- _YOUR TASK_:
Copy out each line in the material below that has the word "this".

- _ENTRIES SHOWN_:
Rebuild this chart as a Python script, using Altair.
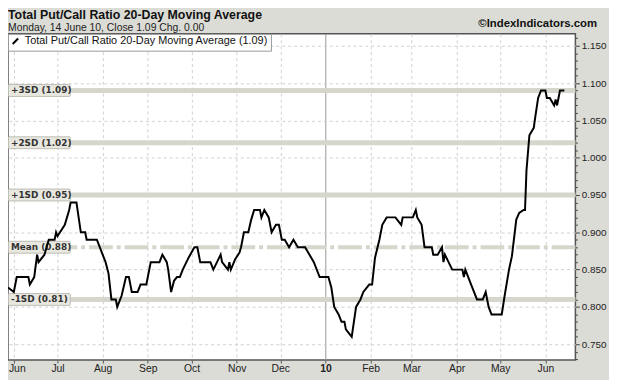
==
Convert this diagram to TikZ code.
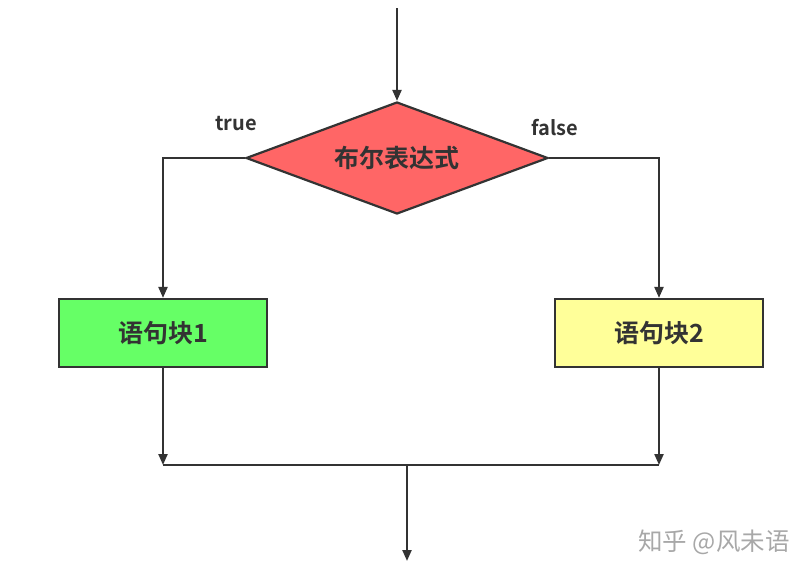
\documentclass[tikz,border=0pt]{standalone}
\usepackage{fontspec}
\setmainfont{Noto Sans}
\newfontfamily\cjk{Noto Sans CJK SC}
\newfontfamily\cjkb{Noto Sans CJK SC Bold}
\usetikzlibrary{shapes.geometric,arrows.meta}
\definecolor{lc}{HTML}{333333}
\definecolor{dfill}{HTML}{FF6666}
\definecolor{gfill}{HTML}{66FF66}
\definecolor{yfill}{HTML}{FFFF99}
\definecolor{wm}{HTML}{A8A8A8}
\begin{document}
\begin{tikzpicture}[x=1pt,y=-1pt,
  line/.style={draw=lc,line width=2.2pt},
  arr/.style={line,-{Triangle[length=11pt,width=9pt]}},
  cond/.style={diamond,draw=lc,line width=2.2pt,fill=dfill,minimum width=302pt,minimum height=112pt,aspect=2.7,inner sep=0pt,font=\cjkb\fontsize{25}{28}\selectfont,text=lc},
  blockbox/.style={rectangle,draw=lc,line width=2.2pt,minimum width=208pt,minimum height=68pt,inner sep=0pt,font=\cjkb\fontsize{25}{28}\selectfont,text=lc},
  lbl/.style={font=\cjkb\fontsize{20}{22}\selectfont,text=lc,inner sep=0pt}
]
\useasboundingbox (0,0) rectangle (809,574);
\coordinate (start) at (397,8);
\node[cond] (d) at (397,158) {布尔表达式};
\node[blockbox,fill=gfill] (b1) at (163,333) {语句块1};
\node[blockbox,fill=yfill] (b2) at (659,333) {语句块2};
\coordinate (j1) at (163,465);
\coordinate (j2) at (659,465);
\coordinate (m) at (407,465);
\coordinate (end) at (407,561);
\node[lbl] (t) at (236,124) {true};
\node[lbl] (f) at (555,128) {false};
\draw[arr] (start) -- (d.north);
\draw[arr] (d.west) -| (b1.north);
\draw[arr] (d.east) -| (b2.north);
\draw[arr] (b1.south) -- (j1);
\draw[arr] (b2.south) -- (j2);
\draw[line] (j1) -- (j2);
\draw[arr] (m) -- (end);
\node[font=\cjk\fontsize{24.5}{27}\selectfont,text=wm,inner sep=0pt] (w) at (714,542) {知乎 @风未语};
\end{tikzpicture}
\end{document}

- _WORKED ANSWER_:
Rebuild this chart as a Python script, using Altair.
Convert this diagram to TikZ code.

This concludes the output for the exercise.